▶ _THE TASK_
Work out how many lines of the records contain "code". Answer with the number and nothing else.

— Begin —

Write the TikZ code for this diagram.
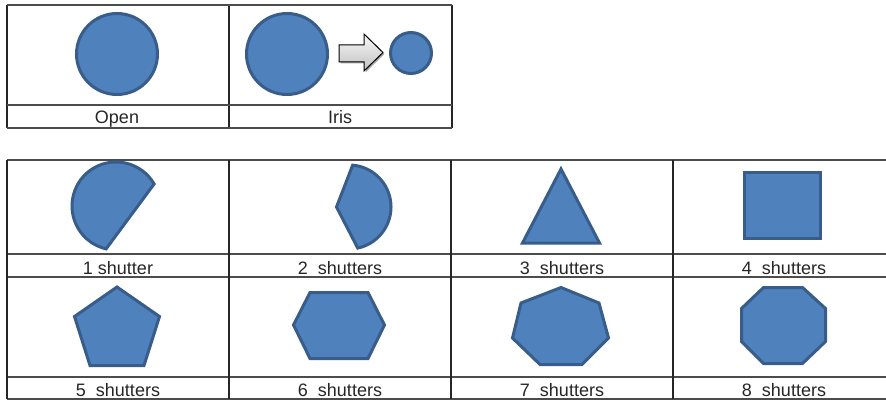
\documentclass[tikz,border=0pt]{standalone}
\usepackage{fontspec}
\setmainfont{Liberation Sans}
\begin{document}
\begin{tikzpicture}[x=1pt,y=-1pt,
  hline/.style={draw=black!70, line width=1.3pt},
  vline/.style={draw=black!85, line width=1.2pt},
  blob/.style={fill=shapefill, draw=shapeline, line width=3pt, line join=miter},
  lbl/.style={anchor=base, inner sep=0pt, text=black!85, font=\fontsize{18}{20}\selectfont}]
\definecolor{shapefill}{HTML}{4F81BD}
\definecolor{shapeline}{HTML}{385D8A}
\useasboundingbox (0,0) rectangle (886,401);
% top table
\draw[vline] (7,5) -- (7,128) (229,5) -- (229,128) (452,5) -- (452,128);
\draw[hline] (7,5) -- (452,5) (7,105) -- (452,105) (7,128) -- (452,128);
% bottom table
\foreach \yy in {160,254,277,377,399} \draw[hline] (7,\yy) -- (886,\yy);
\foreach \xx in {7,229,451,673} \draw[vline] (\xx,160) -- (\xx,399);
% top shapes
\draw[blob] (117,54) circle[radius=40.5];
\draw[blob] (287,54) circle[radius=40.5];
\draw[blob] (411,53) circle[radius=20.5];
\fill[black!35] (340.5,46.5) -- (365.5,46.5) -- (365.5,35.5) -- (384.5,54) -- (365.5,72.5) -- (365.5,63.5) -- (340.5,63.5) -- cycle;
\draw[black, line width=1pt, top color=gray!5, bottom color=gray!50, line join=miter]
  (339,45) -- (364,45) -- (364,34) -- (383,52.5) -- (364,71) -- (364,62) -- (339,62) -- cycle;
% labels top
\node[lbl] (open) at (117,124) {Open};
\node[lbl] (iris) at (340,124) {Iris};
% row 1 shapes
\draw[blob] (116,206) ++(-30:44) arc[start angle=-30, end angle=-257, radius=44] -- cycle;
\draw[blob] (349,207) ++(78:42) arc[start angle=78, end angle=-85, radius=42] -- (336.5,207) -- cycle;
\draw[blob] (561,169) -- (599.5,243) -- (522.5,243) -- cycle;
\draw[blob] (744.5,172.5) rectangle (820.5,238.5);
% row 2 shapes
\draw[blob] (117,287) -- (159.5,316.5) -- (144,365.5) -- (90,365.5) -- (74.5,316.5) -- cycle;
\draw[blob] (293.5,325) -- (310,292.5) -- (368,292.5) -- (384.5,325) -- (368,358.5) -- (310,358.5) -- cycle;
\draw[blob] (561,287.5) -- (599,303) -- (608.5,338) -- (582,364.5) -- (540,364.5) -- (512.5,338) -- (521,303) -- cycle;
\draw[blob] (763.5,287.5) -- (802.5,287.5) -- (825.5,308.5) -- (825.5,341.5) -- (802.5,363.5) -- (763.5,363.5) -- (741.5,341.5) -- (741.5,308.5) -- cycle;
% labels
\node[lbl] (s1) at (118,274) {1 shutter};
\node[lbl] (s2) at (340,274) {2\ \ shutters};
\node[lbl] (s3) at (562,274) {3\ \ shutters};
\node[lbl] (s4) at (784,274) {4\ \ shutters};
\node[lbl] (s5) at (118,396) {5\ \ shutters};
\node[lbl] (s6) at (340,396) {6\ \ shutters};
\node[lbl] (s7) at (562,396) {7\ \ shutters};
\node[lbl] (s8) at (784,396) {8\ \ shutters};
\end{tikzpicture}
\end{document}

— End —
— Begin —

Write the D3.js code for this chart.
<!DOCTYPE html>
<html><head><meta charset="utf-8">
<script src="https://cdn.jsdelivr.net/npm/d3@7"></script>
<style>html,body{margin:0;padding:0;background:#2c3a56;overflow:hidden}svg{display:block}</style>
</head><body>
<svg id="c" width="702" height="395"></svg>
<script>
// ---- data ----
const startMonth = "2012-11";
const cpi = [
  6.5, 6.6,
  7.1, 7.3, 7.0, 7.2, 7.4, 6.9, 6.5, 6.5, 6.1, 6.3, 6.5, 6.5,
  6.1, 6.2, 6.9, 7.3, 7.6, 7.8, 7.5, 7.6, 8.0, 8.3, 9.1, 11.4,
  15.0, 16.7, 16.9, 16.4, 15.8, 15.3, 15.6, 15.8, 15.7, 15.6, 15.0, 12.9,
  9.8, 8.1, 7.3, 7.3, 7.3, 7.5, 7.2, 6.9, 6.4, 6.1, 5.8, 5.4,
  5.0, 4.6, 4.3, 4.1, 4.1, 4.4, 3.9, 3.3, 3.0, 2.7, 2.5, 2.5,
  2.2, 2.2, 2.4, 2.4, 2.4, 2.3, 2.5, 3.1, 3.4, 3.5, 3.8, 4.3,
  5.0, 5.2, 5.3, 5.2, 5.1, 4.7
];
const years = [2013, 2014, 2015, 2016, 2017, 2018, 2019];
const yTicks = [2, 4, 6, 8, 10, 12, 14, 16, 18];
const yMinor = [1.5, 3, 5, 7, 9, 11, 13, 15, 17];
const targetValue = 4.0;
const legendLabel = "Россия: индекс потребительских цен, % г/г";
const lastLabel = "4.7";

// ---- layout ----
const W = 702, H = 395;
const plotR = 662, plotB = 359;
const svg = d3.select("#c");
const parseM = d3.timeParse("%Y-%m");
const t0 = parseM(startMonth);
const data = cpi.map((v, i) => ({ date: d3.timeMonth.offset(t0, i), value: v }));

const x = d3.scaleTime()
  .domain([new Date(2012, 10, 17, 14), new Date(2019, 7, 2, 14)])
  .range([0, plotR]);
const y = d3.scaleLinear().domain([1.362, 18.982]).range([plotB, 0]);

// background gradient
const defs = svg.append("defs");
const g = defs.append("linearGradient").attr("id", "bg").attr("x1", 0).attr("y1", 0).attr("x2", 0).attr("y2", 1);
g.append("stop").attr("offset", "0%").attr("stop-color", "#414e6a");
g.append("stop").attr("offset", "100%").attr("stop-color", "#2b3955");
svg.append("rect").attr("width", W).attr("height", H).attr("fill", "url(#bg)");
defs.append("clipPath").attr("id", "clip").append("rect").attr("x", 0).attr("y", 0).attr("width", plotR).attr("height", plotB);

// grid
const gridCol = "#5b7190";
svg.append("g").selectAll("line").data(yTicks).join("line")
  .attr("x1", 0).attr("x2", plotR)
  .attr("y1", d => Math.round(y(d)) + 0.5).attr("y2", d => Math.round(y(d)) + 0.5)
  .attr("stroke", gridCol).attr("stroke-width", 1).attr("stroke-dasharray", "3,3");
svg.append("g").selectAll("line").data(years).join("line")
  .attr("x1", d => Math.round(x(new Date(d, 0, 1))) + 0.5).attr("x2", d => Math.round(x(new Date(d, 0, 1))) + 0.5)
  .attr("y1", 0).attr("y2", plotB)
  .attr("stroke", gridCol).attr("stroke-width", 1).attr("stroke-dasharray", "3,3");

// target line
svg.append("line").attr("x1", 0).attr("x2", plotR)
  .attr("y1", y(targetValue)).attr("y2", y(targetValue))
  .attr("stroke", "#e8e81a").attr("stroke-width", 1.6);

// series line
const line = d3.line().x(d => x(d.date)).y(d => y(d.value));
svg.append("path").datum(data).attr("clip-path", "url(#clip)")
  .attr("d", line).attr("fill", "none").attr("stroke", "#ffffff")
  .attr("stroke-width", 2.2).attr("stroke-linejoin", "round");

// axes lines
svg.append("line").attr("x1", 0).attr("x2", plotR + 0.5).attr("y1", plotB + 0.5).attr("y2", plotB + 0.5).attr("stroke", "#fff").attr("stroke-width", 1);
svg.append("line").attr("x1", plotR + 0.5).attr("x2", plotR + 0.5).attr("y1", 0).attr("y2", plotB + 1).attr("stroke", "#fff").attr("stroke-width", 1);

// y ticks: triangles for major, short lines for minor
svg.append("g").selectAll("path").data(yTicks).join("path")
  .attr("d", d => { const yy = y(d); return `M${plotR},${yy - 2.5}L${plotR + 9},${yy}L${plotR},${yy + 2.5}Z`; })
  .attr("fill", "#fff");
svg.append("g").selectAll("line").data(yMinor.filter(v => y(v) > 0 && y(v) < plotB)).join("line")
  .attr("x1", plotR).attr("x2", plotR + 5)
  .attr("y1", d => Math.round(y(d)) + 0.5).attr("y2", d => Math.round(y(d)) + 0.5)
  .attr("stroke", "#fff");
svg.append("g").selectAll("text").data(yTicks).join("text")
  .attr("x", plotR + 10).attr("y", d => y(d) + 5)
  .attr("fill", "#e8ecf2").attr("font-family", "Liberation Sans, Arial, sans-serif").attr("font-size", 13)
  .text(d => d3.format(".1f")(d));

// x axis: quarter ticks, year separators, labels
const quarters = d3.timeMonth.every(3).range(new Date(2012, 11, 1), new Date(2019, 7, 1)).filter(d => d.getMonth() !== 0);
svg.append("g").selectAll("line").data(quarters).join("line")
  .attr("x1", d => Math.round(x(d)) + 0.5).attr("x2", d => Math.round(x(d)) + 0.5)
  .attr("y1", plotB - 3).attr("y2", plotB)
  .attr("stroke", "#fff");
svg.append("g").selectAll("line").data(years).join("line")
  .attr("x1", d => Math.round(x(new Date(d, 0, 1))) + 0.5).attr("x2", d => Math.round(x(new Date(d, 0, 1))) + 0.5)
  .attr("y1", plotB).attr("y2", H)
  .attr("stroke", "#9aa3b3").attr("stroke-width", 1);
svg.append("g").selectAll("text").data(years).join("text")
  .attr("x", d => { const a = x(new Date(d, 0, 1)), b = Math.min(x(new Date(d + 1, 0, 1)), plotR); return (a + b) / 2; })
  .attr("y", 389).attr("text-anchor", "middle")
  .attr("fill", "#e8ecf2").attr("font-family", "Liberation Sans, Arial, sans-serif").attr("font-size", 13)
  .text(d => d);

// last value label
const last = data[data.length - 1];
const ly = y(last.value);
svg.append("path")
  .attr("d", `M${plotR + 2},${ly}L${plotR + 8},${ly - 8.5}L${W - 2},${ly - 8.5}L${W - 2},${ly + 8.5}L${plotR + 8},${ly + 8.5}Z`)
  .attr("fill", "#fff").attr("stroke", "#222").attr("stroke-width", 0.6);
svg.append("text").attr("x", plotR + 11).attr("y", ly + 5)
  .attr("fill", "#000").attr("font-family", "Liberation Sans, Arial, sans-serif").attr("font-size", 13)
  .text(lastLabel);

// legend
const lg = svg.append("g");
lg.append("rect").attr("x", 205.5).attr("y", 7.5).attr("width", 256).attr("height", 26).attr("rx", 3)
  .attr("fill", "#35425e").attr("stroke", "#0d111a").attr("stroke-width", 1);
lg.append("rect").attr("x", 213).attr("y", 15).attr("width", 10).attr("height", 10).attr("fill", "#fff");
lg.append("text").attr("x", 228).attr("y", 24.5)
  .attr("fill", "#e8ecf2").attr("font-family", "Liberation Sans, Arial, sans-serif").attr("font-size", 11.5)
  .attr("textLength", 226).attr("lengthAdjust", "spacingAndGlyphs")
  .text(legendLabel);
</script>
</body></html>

— End —

▶ _WRITTEN SOLUTION_
2